An invocation earlier this month by the Rev. Dennis Campbell, a conservative Baptist, mentioned Jesus Christ three times. Campbell’s invocation had prompted state Sen. Terri Bonoff, a Democrat who is Jewish, to ask the body’s leadership to change the standard letter given to clergy to say that it requires prayer to be “interfaith and nonsectarian” rather than the current “request.” Bonoff told The Associated Press that the invocation made her “highly uncomfortable.”
Campbell told Conservative radio host Bradlee Dean over the weekend that Jewish members of the Senate should not be offended by the prayer since Jesus was a Jew. He also said he thought that America’s Founding Fathers would have supported the prayer.
Dean is the founder of You Can Run But You Cannot Hide International, a Christian youth ministry that holds assemblies in public schools. He suggested that Campbell’s ministry work against Bonoff’s re-election in 2012.
“Maybe what we need to do is get her name eradicated,” Dean said, according to the Minnesota Independent. “She’s looking to get rid of who we are as a people. Well, then, why don’t we help her possibly leave?”
Campbell described what happened after the invocation.

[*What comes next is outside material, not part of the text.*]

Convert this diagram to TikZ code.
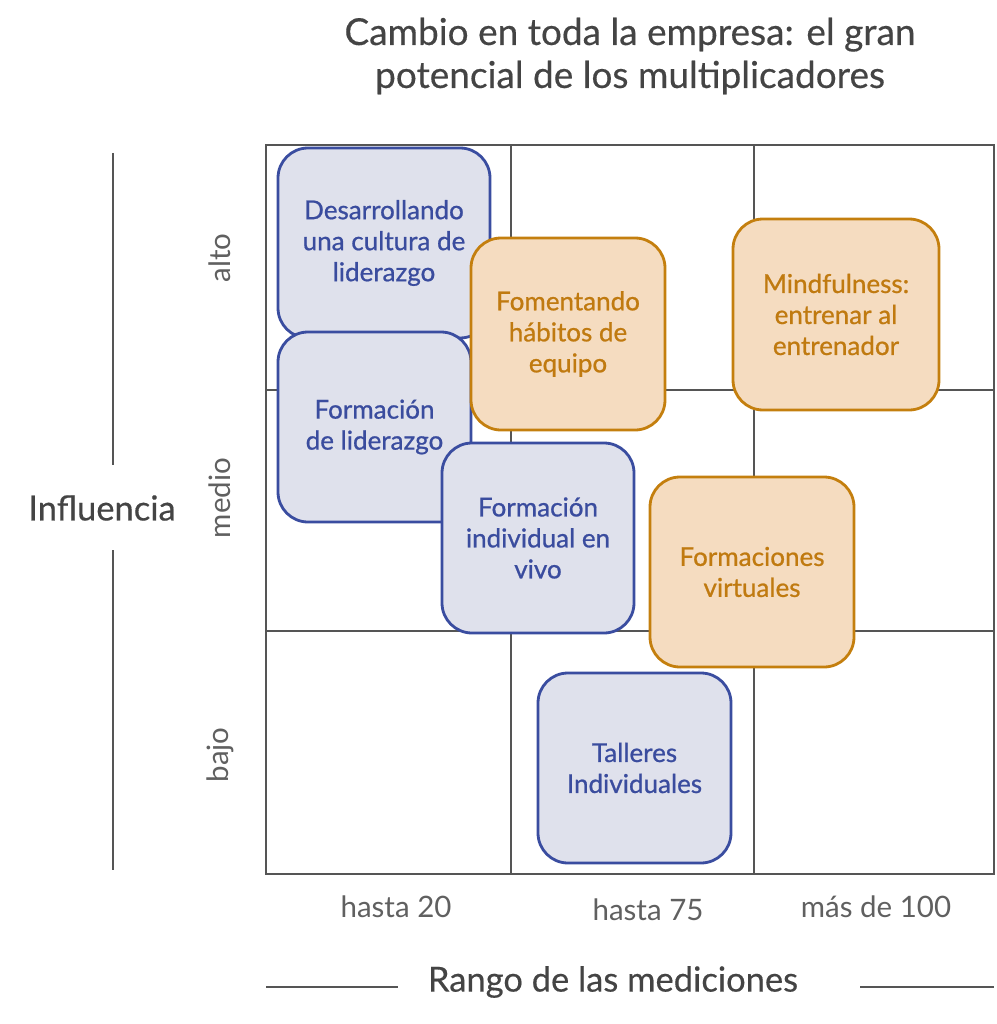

“After the prayer we were ushered out to the back room there and I had one or two people that opposed the prayer — and they were both Jewish folks — to one of them I said, ‘I want you to know that as Christians that we really love the Jews,’” Campbell told Dean and his radio sidekick, Jake McMillian. “He made a comment that they weren’t interested in our love so much as respect.”